English: Maximum Celtic expansion in Europe. B...

Furthest Expansion of the Celts--Image via Wikipedia

Their culture remained supreme in Europe until the Romans.  The Greeks traded with them and warded them off, finding their religion barbaric, although they discovered the Celts’ priests–the druids–wise and cruel and crafty.  Best to keep them on the other side of Parnassus, after all.  But the Roman legions cut down the sacred oaks, walled and roofed over the sacred pools, renamed the gods and goddesses and so tamed them, even Cernan of the forest and Brigidda of the waters, suppressed the druids and the human sacrifice which had kept those woods so dark over thousands of years, and rammed through their stone roads to open up the forests to trade.  The intricate culture of the Celts never recovered–and neither did the forests.

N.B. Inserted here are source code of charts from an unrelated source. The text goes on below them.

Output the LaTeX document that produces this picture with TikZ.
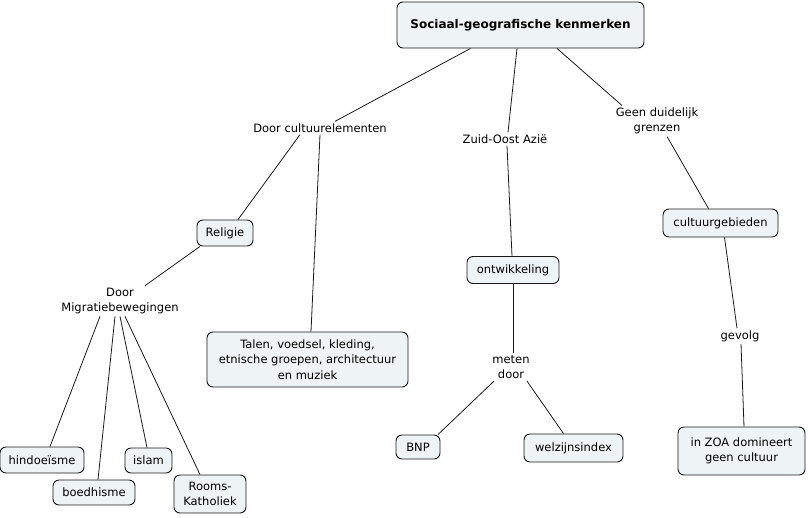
\documentclass[tikz,border=0pt]{standalone}
\usepackage{fontspec}
\setmainfont{DejaVu Sans}
\definecolor{boxfill}{HTML}{EEF3F5}
\definecolor{edgecol}{HTML}{1A1A1A}
\begin{document}
\begin{tikzpicture}[x=1pt,y=-1pt,
  box/.style={draw=edgecol,fill=boxfill,rounded corners=6pt,line width=0.9pt,inner xsep=3pt,inner ysep=3pt,align=center,font=\fontsize{11.5}{15.5}\selectfont},
  lbl/.style={inner sep=2pt,align=center,font=\fontsize{11.5}{15.5}\selectfont},
  link/.style={draw=edgecol,line width=0.8pt}]
\useasboundingbox (0,0) rectangle (808,517);
\node[box,minimum width=247pt,minimum height=46pt,font=\bfseries\fontsize{12}{14}\selectfont] (title) at (520.5,25) {Sociaal-geografische kenmerken};
\node[lbl] (cult) at (320,128) {Door cultuurelementen};
\node[lbl] (zoa) at (505,139) {Zuid-Oost Azië};
\node[lbl] (geen) at (657,121) {Geen duidelijk\\grenzen};
\node[box,minimum width=56pt,minimum height=26pt] (rel) at (225,233) {Religie};
\node[lbl] (migr) at (120,301) {Door\\Migratiebewegingen};
\node[box,minimum width=201pt,minimum height=55pt] (talen) at (307.5,359.5) {Talen, voedsel, kleding,\\etnische groepen, architectuur\\en muziek};
\node[box,minimum width=92pt,minimum height=27pt] (ontw) at (513,270) {ontwikkeling};
\node[lbl] (meten) at (511,367) {meten\\door};
\node[box,minimum width=44pt,minimum height=24pt] (bnp) at (418,447) {BNP};
\node[box,minimum width=99pt,minimum height=28pt] (welz) at (573.5,448) {welzijnsindex};
\node[box,minimum width=115pt,minimum height=28pt] (cultg) at (720.5,223) {cultuurgebieden};
\node[lbl] (gevolg) at (740,336) {gevolg};
\node[box,minimum width=127pt,minimum height=48pt] (inzoa) at (741.5,451) {in ZOA domineert\\geen cultuur};
\node[box,minimum width=84pt,minimum height=26pt] (hindo) at (42,460) {hindoeïsme};
\node[box,minimum width=82pt,minimum height=25pt] (boed) at (94,492.5) {boedhisme};
\node[box,minimum width=47pt,minimum height=25pt] (islam) at (148.5,460.5) {islam};
\node[box,minimum width=72pt,minimum height=38pt] (rooms) at (210,494) {Rooms-\\Katholiek};
\draw[link] ([xshift=-50pt]title.south) -- ([xshift=15pt]cult.north);
\draw[link] ([xshift=-3.5pt]title.south) -- ([xshift=3pt]zoa.north);
\draw[link] ([xshift=36.5pt]title.south) -- ([xshift=-35pt]geen.north);
\draw[link] ([xshift=-20pt]cult.south) -- ([xshift=13pt]rel.north);
\draw[link] (cult.south) -- ([xshift=3.5pt]talen.north);
\draw[link] ([xshift=-25pt]rel.south) -- ([xshift=25pt]migr.north);
\draw[link] ([xshift=-20pt]migr.south) -- ([xshift=8pt]hindo.north);
\draw[link] ([xshift=-5pt]migr.south) -- ([xshift=4pt]boed.north);
\draw[link] (migr.south) -- ([xshift=-1.5pt]islam.north);
\draw[link] ([xshift=5pt]migr.south) -- ([xshift=-10pt]rooms.north);
\draw[link] ([xshift=2pt]zoa.south) -- ([xshift=-1pt]ontw.north);
\draw[link] (ontw.south) -- ([xshift=2pt]meten.north);
\draw[link] ([xshift=-17pt]meten.south) -- ([xshift=20pt]bnp.north);
\draw[link] ([xshift=16pt]meten.south) -- ([xshift=-10pt]welz.north);
\draw[link] ([xshift=10pt]geen.south) -- ([xshift=-12pt]cultg.north);
\draw[link] ([xshift=4pt]cultg.south) -- ([xshift=-3pt]gevolg.north);
\draw[link] ([xshift=1pt]gevolg.south) -- ([xshift=2.5pt]inzoa.north);
\end{tikzpicture}
\end{document}
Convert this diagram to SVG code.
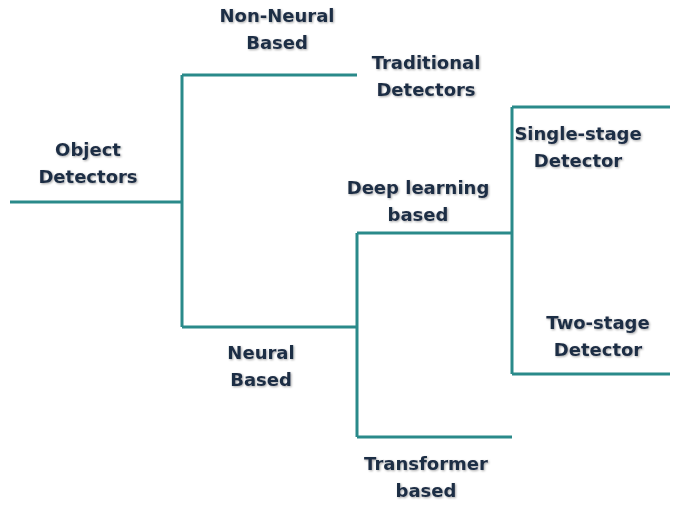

But it is that Europe, that England, I long to see, the wooded land before the Romans, the sacred groves and pools, the interesting, productive, artistic, cultured and deadly people who, almost unique among the world’s tribes, loved the forests.  There are some pockets of forest left, just as there are still Celts among us, but mostly the black forests covering huge square miles of land are gone in Europe and England, cut down to build ships and palisades and houses, to clear fields for crops, and to burn as fuel.

Apart from the Celts, we humans have always found forests frightening and prefer them once they have felt the axe.